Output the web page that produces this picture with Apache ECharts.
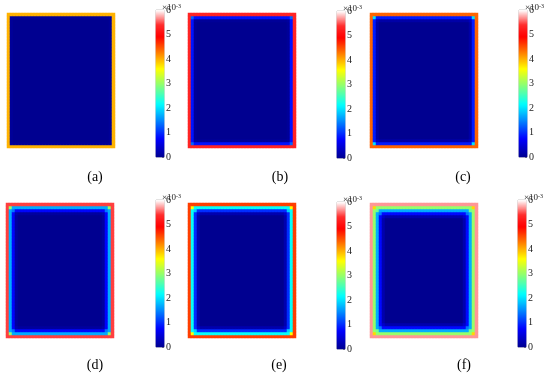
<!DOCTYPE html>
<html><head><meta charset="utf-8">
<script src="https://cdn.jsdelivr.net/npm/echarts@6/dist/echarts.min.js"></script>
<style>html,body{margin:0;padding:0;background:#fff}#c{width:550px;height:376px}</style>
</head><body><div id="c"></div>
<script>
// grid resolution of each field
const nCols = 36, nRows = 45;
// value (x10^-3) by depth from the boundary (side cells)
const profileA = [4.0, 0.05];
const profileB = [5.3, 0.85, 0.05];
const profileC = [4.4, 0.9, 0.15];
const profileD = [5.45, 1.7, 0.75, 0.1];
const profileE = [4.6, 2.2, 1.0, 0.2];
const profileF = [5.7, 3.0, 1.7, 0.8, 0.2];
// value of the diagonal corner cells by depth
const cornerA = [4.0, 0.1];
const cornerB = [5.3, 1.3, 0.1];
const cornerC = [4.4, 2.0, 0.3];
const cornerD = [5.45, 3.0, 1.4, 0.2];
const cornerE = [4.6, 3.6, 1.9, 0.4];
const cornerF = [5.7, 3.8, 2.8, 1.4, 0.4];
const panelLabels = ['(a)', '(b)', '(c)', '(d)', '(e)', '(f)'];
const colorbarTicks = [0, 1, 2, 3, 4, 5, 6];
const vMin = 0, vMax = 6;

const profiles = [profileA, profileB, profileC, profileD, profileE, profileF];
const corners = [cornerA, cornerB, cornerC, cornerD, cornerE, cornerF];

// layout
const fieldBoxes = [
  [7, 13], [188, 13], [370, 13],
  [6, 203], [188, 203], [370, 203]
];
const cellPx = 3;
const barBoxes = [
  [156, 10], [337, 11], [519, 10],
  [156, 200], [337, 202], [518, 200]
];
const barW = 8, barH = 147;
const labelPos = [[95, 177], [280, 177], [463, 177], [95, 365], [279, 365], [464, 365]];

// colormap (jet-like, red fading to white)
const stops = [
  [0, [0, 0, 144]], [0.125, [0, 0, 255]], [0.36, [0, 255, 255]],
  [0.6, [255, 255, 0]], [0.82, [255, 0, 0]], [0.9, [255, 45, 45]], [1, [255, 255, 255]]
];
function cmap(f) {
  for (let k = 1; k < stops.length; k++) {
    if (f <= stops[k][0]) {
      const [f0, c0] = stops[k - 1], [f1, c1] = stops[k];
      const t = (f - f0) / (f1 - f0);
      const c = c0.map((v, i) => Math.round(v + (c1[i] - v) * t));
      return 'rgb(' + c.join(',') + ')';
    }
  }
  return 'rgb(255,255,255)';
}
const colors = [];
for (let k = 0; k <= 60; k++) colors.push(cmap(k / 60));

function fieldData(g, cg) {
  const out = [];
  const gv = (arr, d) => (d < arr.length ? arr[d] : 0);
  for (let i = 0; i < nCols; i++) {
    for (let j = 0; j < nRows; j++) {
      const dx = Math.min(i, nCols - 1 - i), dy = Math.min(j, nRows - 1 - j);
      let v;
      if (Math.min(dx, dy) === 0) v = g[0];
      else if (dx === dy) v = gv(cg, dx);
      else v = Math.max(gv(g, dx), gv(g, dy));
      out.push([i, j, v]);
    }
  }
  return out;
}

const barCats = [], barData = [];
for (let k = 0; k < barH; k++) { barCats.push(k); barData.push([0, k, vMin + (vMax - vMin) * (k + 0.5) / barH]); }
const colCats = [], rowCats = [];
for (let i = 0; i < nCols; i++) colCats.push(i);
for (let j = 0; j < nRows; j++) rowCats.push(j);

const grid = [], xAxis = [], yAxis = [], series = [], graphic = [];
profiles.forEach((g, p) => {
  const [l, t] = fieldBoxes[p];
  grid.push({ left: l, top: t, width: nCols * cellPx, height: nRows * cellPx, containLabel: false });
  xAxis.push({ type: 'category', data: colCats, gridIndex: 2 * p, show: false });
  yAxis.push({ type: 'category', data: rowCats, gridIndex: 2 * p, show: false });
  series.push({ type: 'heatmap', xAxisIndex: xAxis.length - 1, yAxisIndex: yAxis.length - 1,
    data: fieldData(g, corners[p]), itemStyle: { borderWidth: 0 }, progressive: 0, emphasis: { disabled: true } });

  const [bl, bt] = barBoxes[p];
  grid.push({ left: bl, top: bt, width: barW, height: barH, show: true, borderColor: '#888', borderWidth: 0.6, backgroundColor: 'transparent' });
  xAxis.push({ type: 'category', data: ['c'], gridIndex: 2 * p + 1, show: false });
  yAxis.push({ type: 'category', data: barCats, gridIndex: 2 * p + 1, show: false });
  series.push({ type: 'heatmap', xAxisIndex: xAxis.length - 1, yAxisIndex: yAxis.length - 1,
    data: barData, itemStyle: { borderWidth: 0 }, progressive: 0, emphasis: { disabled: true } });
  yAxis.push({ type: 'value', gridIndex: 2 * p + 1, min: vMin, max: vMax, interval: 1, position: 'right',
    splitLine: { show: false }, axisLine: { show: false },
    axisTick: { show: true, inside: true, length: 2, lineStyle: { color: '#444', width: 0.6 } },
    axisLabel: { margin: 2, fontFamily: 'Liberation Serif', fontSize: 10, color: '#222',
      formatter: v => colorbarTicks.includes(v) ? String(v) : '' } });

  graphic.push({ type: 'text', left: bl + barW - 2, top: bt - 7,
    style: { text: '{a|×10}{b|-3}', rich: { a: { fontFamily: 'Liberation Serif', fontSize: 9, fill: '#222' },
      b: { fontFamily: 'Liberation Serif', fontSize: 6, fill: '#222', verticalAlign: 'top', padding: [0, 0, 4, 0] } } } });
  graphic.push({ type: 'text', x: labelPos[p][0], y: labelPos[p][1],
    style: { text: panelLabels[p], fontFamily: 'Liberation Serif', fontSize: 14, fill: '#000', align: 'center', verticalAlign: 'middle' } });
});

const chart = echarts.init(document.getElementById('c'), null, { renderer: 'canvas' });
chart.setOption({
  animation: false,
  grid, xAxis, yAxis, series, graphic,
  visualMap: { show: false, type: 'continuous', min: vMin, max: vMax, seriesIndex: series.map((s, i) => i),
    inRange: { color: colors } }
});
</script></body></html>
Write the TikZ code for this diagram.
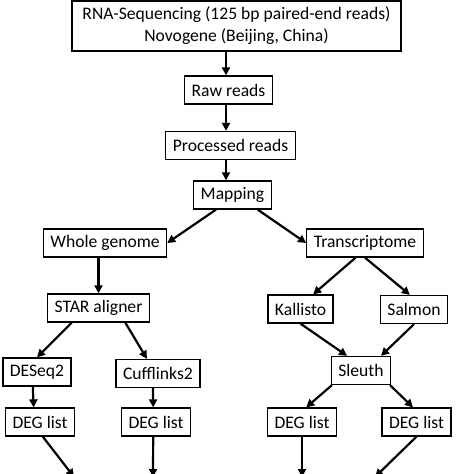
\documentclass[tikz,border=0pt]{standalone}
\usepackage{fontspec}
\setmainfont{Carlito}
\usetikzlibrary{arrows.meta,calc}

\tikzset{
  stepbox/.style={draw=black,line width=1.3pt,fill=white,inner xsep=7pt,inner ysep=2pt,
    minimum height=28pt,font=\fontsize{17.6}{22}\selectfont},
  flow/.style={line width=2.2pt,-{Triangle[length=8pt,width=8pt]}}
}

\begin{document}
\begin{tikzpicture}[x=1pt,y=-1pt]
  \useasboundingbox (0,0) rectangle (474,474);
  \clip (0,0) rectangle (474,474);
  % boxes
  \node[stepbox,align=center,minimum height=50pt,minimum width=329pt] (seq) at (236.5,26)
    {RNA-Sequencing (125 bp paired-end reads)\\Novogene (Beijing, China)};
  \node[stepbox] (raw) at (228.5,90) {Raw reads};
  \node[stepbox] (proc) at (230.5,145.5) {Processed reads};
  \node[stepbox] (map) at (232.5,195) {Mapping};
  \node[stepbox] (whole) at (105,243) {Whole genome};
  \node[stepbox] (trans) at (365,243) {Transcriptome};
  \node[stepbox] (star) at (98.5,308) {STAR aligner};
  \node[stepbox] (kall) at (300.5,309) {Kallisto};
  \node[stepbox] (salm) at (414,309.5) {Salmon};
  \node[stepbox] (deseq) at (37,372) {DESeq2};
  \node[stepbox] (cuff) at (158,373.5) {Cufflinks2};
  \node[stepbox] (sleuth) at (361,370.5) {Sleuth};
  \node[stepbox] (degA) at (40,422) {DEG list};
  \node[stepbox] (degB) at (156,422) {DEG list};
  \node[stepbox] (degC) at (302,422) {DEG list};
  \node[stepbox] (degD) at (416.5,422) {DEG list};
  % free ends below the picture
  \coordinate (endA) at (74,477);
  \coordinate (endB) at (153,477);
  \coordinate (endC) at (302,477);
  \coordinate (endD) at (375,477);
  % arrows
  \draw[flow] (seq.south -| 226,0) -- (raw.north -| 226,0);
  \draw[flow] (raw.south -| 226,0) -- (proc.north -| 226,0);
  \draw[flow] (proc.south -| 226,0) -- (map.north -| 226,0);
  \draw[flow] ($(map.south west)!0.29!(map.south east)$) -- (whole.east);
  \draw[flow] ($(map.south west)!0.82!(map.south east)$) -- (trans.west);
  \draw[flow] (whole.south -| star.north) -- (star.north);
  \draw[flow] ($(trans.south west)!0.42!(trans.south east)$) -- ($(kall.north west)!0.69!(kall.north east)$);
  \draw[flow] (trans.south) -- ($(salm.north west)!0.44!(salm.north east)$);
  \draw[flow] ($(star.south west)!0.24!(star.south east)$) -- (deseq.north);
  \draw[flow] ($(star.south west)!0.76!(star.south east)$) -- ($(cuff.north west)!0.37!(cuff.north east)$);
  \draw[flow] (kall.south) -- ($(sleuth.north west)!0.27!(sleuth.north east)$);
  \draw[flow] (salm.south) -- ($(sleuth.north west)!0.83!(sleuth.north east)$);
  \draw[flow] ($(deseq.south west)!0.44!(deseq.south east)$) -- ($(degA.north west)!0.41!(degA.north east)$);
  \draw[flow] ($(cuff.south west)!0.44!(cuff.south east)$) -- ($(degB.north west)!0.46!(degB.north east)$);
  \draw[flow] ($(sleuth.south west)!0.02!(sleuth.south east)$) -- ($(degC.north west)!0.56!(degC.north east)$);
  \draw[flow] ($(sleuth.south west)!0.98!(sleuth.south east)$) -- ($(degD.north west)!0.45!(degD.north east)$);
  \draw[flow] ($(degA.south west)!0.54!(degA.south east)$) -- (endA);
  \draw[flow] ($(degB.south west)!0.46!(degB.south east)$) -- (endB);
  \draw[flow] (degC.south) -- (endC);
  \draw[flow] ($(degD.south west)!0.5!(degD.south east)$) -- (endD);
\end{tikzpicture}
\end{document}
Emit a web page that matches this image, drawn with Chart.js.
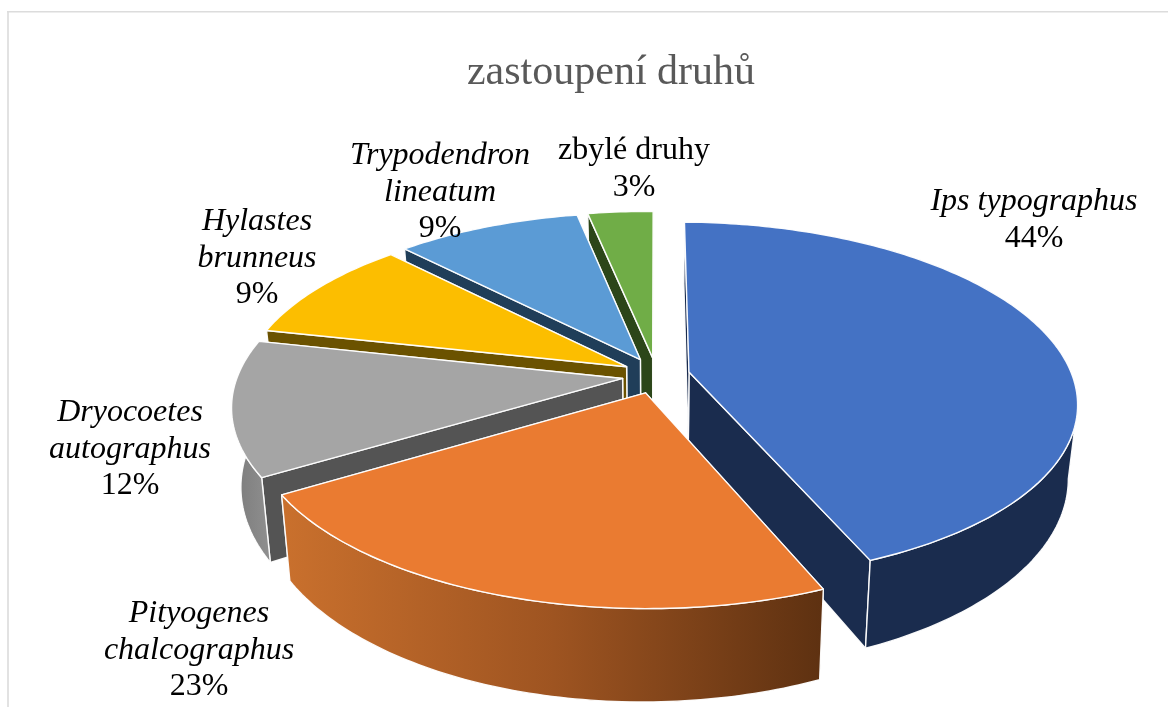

++++++++

Leave out the pictures and restate, word for word, the lines from the top of the data through the line containing "365], [464, 365]];", both included.

EXERCISE OUTPUT:
Output the web page that produces this picture with Apache ECharts.
<!DOCTYPE html>
<html><head><meta charset="utf-8">
<script src="https://cdn.jsdelivr.net/npm/echarts@6/dist/echarts.min.js"></script>
<style>html,body{margin:0;padding:0;background:#fff}#c{width:550px;height:376px}</style>
</head><body><div id="c"></div>
<script>
// grid resolution of each field
const nCols = 36, nRows = 45;
// value (x10^-3) by depth from the boundary (side cells)
const profileA = [4.0, 0.05];
const profileB = [5.3, 0.85, 0.05];
const profileC = [4.4, 0.9, 0.15];
const profileD = [5.45, 1.7, 0.75, 0.1];
const profileE = [4.6, 2.2, 1.0, 0.2];
const profileF = [5.7, 3.0, 1.7, 0.8, 0.2];
// value of the diagonal corner cells by depth
const cornerA = [4.0, 0.1];
const cornerB = [5.3, 1.3, 0.1];
const cornerC = [4.4, 2.0, 0.3];
const cornerD = [5.45, 3.0, 1.4, 0.2];
const cornerE = [4.6, 3.6, 1.9, 0.4];
const cornerF = [5.7, 3.8, 2.8, 1.4, 0.4];
const panelLabels = ['(a)', '(b)', '(c)', '(d)', '(e)', '(f)'];
const colorbarTicks = [0, 1, 2, 3, 4, 5, 6];
const vMin = 0, vMax = 6;

const profiles = [profileA, profileB, profileC, profileD, profileE, profileF];
const corners = [cornerA, cornerB, cornerC, cornerD, cornerE, cornerF];

// layout
const fieldBoxes = [
  [7, 13], [188, 13], [370, 13],
  [6, 203], [188, 203], [370, 203]
];
const cellPx = 3;
const barBoxes = [
  [156, 10], [337, 11], [519, 10],
  [156, 200], [337, 202], [518, 200]
];
const barW = 8, barH = 147;
const labelPos = [[95, 177], [280, 177], [463, 177], [95, 365], [279, 365], [464, 365]];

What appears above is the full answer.